Procedural Adequacy in Claiming Limited Liability
The Court considered whether the steamship company had adequately followed procedural requirements to claim limited liability. The Court noted that while the company did not adhere to the specific rules adopted by the Court in 1871, these rules were meant to assist, not restrict, parties seeking limited liability. The company had raised the issue of limited liability in its legal pleadings, which the Court deemed sufficient to claim the statute's protection. The rules were designed to facilitate a unified proceeding to address claims against shipowners, but they did not preclude owners from asserting limited liability through other legal avenues. In this case, since all parties were present in the suit, an answer setting up the defense of limited responsibility was deemed adequate.

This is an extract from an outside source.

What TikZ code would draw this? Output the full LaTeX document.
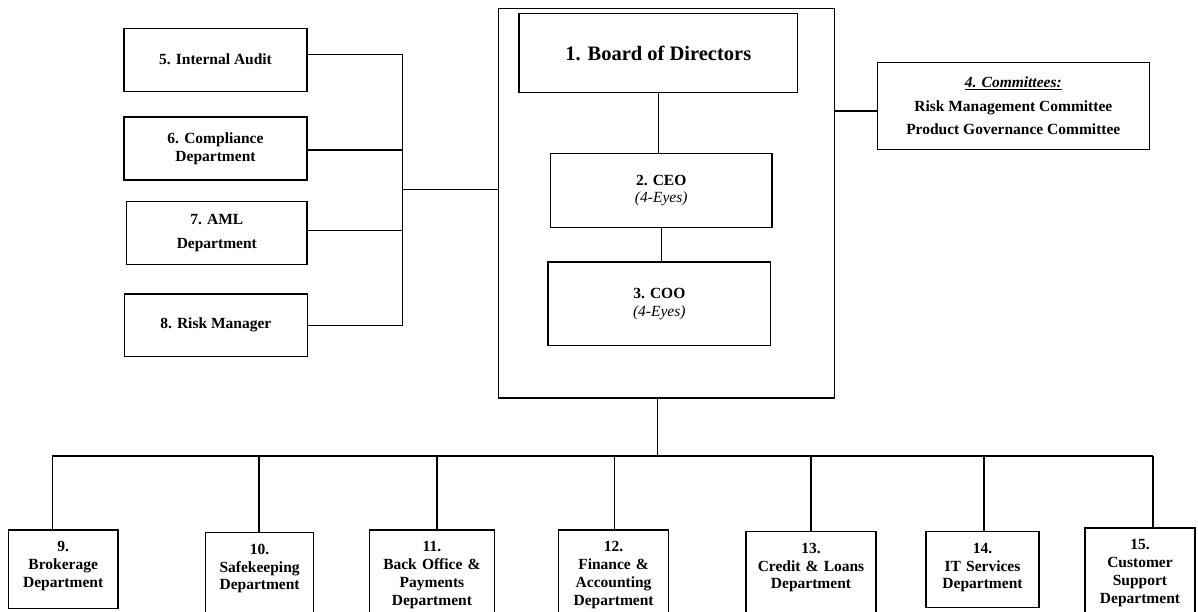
\documentclass[tikz,border=0pt]{standalone}
\usepackage{fontspec}
\setmainfont{Liberation Serif}
\usetikzlibrary{positioning}

\begin{document}
\begin{tikzpicture}
                [x=1pt,y=-1pt,
                 every node/.style={font=\fontsize{15.5}{17.8}\selectfont\bfseries},
                 box/.style={draw,line width=1.2pt,align=center,inner sep=2pt},
                 dept/.style={box,anchor=north,inner sep=0pt,text width=#1,text height=22pt},
                 link/.style={line width=1.2pt}]

                \useasboundingbox (0,0) rectangle (1198,611);
                \clip (0,0) rectangle (1198,611);

                % management block
                \node[box,minimum width=336pt,minimum height=389.7pt] (mgmt) at (666.7,203.2) {};
                \node[box,minimum width=278.7pt,minimum height=78.6pt,
                      font=\fontsize{20.5}{24}\selectfont\bfseries] (board) at (658.3,53) {1. Board of Directors};
                \node[box,minimum width=221.7pt,minimum height=74.4pt] (ceo) at (661.2,190.5) {2. CEO\\{\mdseries\itshape (4-Eyes)}};
                \node[box,minimum width=222.7pt,minimum height=83.7pt] (coo) at (659.3,303.8) {3. COO\\{\mdseries\itshape (4-Eyes)}};

                \node[box,minimum width=272pt,minimum height=87pt] (committees) at (1013.3,105.8)
                    {\underline{\itshape 4. Committees:}\\[5.5pt]Risk Management Committee\\[5.5pt]Product Governance Committee};

                % control functions
                \node[box,minimum width=183pt,minimum height=63pt]   (unit 5) at (215.5,59.7)  {5. Internal Audit};
                \node[box,minimum width=183pt,minimum height=63pt]   (unit 6) at (215.5,148.5) {6. Compliance\\Department};
                \node[box,minimum width=180.3pt,minimum height=62.6pt] (unit 7) at (216.8,233) {7. AML\\[6pt]Department};
                \node[box,minimum width=183pt,minimum height=62.7pt] (unit 8) at (215.8,325.3) {8. Risk Manager};

                % departments
                \node[dept=109.6pt,text depth=56.7pt] (dept 9)  at (63.2,529.3)  {9.\\Brokerage\\Department};
                \node[dept=108.3pt,text depth=70pt]   (dept 10) at (259.6,531.7) {10.\\Safekeeping\\Department};
                \node[dept=125.1pt,text depth=70pt]   (dept 11) at (431.9,529.3) {11.\\Back Office \&\\Payments\\Department};
                \node[dept=109.7pt,text depth=70pt]   (dept 12) at (613.6,529.3) {12.\\Finance \&\\Accounting\\Department};
                \node[dept=130pt,text depth=70pt]     (dept 13) at (811,530.7)   {13.\\Credit \& Loans\\Department};
                \node[dept=113pt,text depth=54pt]     (dept 14) at (982.5,530.7) {14.\\IT Services\\Department};
                \node[dept=110pt,text depth=70pt]     (dept 15) at (1140,527.3)  {15.\\Customer\\Support\\Department};

                % connectors
                \draw[link] (board.south) -- (board.south |- ceo.north);
                \draw[link] (ceo.south) -- (ceo.south |- coo.north);
                \draw[link] ([yshift=-5.2pt]committees.west) -- ([yshift=-5.2pt]committees.west -| mgmt.east);

                \coordinate (left bus) at (402.3,189.3);
                \draw[link] ([yshift=5.5pt]unit 5.east) -| (left bus);
                \draw[link] ([yshift=-1.5pt]unit 6.east) -- ([yshift=-1.5pt]unit 6.east -| left bus);
                \draw[link] ([yshift=2.3pt]unit 7.east) -- ([yshift=2.3pt]unit 7.east -| left bus);
                \draw[link] (unit 8.east) -| (left bus);
                \draw[link] (left bus) -- (left bus -| mgmt.west);

                \coordinate (bus) at (657.3,456);
                \draw[link] (mgmt.south -| bus) -- (bus);
                \draw[link] ([xshift=-10.8pt]dept 9.north |- bus) -- ([xshift=13pt]dept 15.north |- bus);
                \foreach \n/\dx in {9/-10.8,10/-0.6,11/5.1,12/0.9,13/0,14/1.5,15/13}
                    \draw[link] ([xshift=\dx pt]dept \n.north) -- ([xshift=\dx pt]dept \n.north |- bus);

            \end{tikzpicture}
\end{document}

Justice and Consistency in Maritime Law
The Court emphasized the importance of applying maritime law consistently to ensure justice in cases involving foreign vessels. The statute's application should not be restricted by nationality, as the law's purpose was to express the principles of justice applicable to all. The Court reasoned that the rule of limited responsibility aligned with the maritime law as received in the U.S., which should apply equally to foreign and domestic vessels seeking redress in U.S. courts. This approach ensured that foreign vessels received the same treatment as domestic ones, promoting fairness and maintaining the integrity of the U.S. legal system in maritime matters. The Court's decision underscored its commitment to upholding these principles and providing clear guidance on the application of maritime law.